Can I use correlation to predict Y from X?
While correlation measures association, it’s not designed for prediction. For prediction:
- Use simple linear regression for one predictor
- Use multiple regression for multiple predictors
- Correlation only tells you strength/direction, not the prediction equation
Our calculator shows the relationship strength, but for actual predictions you would need to calculate the regression line equation: Ŷ = bX + a
What does “degrees of freedom” mean in correlation analysis?
Degrees of freedom (df) for correlation is n-2, where n is your sample size. This represents:
- The number of values free to vary after estimating parameters
- For Pearson correlation, we estimate both mean of X and mean of Y
- Used in calculating the t-statistic for significance testing
Example: With 50 data points, df = 48. This affects your critical t-values for determining significance.
How do I handle missing data in correlation analysis?
Missing data can bias your results. Common approaches:
- Listwise deletion: Remove any case with missing values (reduces sample size)
- Pairwise deletion: Use all available data for each pair (can create inconsistent sample sizes)
- Imputation: Estimate missing values using:
- Mean/median substitution
- Regression imputation
- Multiple imputation (most sophisticated)
For small amounts of missing data (<5%), listwise deletion is often acceptable. For more missing data, consider multiple imputation.

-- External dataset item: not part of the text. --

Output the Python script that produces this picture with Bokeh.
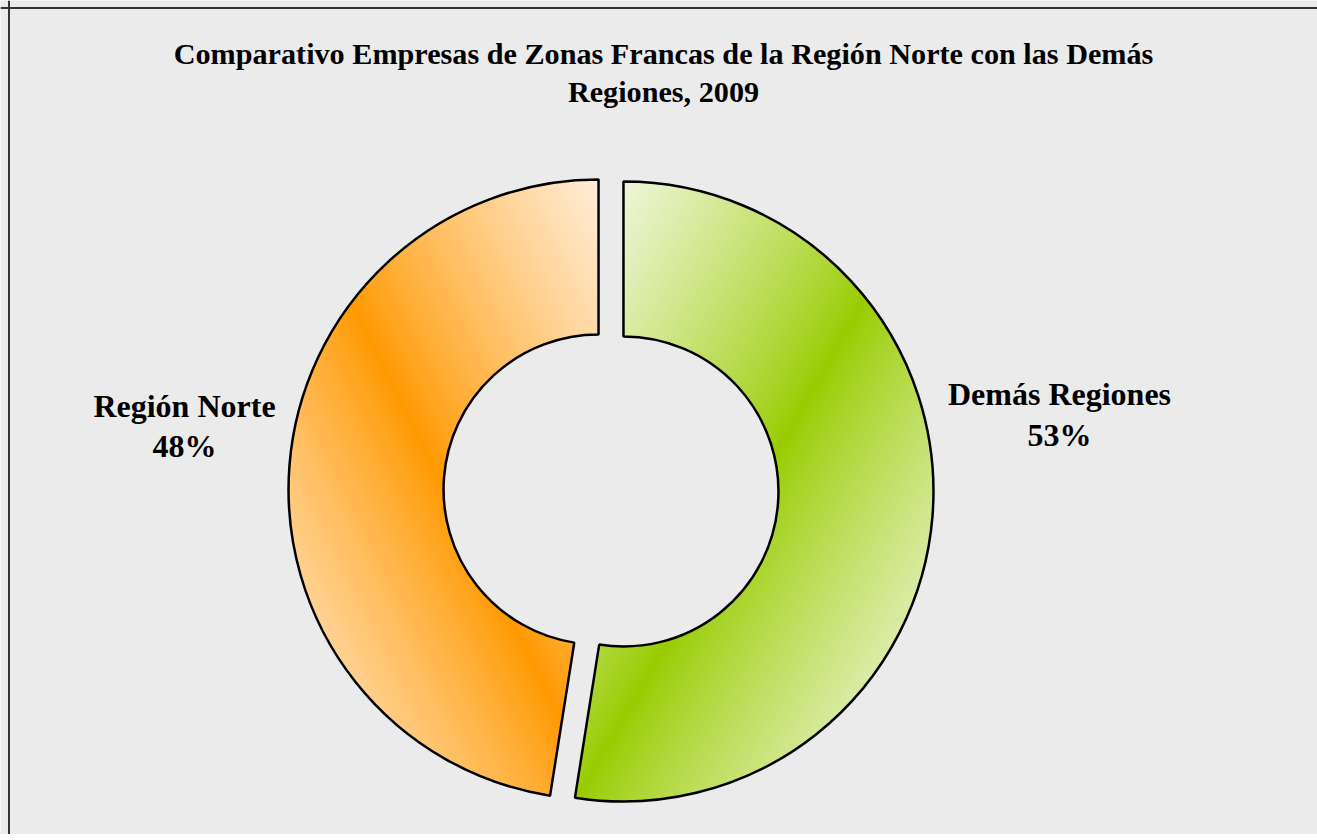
import numpy as np
from bokeh.plotting import figure
from bokeh.models import Range1d, Span
from bokeh.core.properties import value
from bokeh.embed import file_html
from bokeh.resources import INLINE

# ---- data ----
categories = ["Región Norte", "Demás Regiones"]
shares = [47.5, 52.5]            # percent
title_lines = ["Comparativo Empresas de Zonas Francas de la Región Norte con las Demás",
               "Regiones, 2009"]

# ---- styling / layout (positions given in screen pixels from the top-left) ----
W, H = 1317, 834
BG = "#ebebeb"
def sy(y_screen):
    return H - y_screen
CX, CY = 610.5, sy(490.0)        # donut centre (data units == pixels)
R_OUT, R_IN = 310.0, 155.0
EXPLODE = 12.5
base_cols = {"Región Norte": (255, 153, 0), "Demás Regiones": (153, 204, 0)}
end_cols = {"Región Norte": (255, 238, 218), "Demás Regiones": (250, 252, 246)}
grad_dir = {"Región Norte": -1, "Demás Regiones": 1}   # -1: top-right->bottom-left, 1: top-left->bottom-right
label_pos = {"Región Norte": (184, sy(405), sy(445)), "Demás Regiones": (1059, sy(393), sy(434))}

p = figure(width=W, height=H, output_backend="svg", toolbar_location=None,
           x_range=Range1d(0, W), y_range=Range1d(0, H), min_border=0)
p.axis.visible = False
p.grid.visible = False
p.outline_line_color = None
p.background_fill_color = BG
p.border_fill_color = BG

# slices go clockwise from 12 o'clock: Demás Regiones first, then Región Norte
order = ["Demás Regiones", "Región Norte"]
total = float(sum(shares))
frac = {c: s / total for c, s in zip(categories, shares)}

starts, ends, xs, ys = [], [], [], []
a = np.pi / 2
for c in order:
    span = 2 * np.pi * frac[c]
    a0, a1 = a, a - span
    mid = (a0 + a1) / 2
    starts.append(a0)
    ends.append(a1)
    xs.append(CX + EXPLODE * np.cos(mid))
    ys.append(CY + EXPLODE * np.sin(mid))
    a = a1

# gradient fill as an RGBA image masked to each wedge
N = 700
x0, y0 = CX - N / 2, CY - N / 2
gx = x0 + 0.5 + np.arange(N)
gy = y0 + 0.5 + np.arange(N)
X, Y = np.meshgrid(gx, gy)
img = np.zeros((N, N, 4), dtype=np.uint8)
for c, a0, a1, ox, oy in zip(order, starts, ends, xs, ys):
    dx, dy = X - ox, Y - oy
    rho = np.hypot(dx, dy)
    ang = np.arctan2(dy, dx)
    within = np.mod(a0 - ang, 2 * np.pi) <= (a0 - a1)
    mask = within & (rho >= R_IN) & (rho <= R_OUT)
    bx0, bx1 = X[mask].min(), X[mask].max()
    by0, by1 = Y[mask].min(), Y[mask].max()
    u = (X - (bx0 + bx1) / 2) / ((bx1 - bx0) / 2)
    v = ((by0 + by1) / 2 - Y) / ((by1 - by0) / 2)
    t = np.clip(np.abs((grad_dir[c] * u + v) / 2), 0, 1) ** 0.85
    b = np.array(base_cols[c], float)
    e = np.array(end_cols[c], float)
    col = b[None, None, :] + (e - b)[None, None, :] * t[..., None]
    img[mask, :3] = col[mask].astype(np.uint8)
    img[mask, 3] = 255
p.image_rgba(image=[img.view(dtype=np.uint32).reshape((N, N))], x=x0, y=y0, dw=N, dh=N)

p.annular_wedge(x=xs, y=ys, inner_radius=R_IN, outer_radius=R_OUT,
                start_angle=starts, end_angle=ends, direction="clock",
                fill_alpha=0, line_color="black", line_width=2.5)

# labels
for c in categories:
    lx, ly1, ly2 = label_pos[c]
    pct = f"{int(frac[c] * 100 + 0.5)}%"
    p.text(x=[lx, lx], y=[ly1, ly2], text=[c, pct], text_align="center",
           text_baseline="alphabetic", text_font=value("Liberation Serif"),
           text_font_style="bold", text_font_size="32px", text_color="black")

# title
p.text(x=[663, 663], y=[sy(53), sy(91.7)], text=title_lines, text_align="center",
       text_baseline="alphabetic", text_font=value("Liberation Serif"),
       text_font_style="bold", text_font_size="30.2px", text_color="black")

# chart border (only left & top edges are visible in the reference)
p.add_layout(Span(location=8.5, dimension="height", line_color="#333333", line_width=2))
p.add_layout(Span(location=sy(7.5), dimension="width", line_color="#333333", line_width=2))

open("out.html", "w").write(file_html(p, INLINE))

What are some common mistakes in correlation analysis?
Avoid these pitfalls:
- Ignoring assumptions: Using Pearson when data isn’t normal
- Causation confusion: Assuming correlation implies causation
- Outlier neglect: Not checking for influential outliers
- Small sample overconfidence: Trusting results with n < 30
- Multiple testing: Not adjusting for multiple comparisons
- Restriction of range: Analyzing truncated data ranges
- Ecological fallacy: Assuming individual-level relationships from group data
Always visualize your data with scatter plots before running analyses!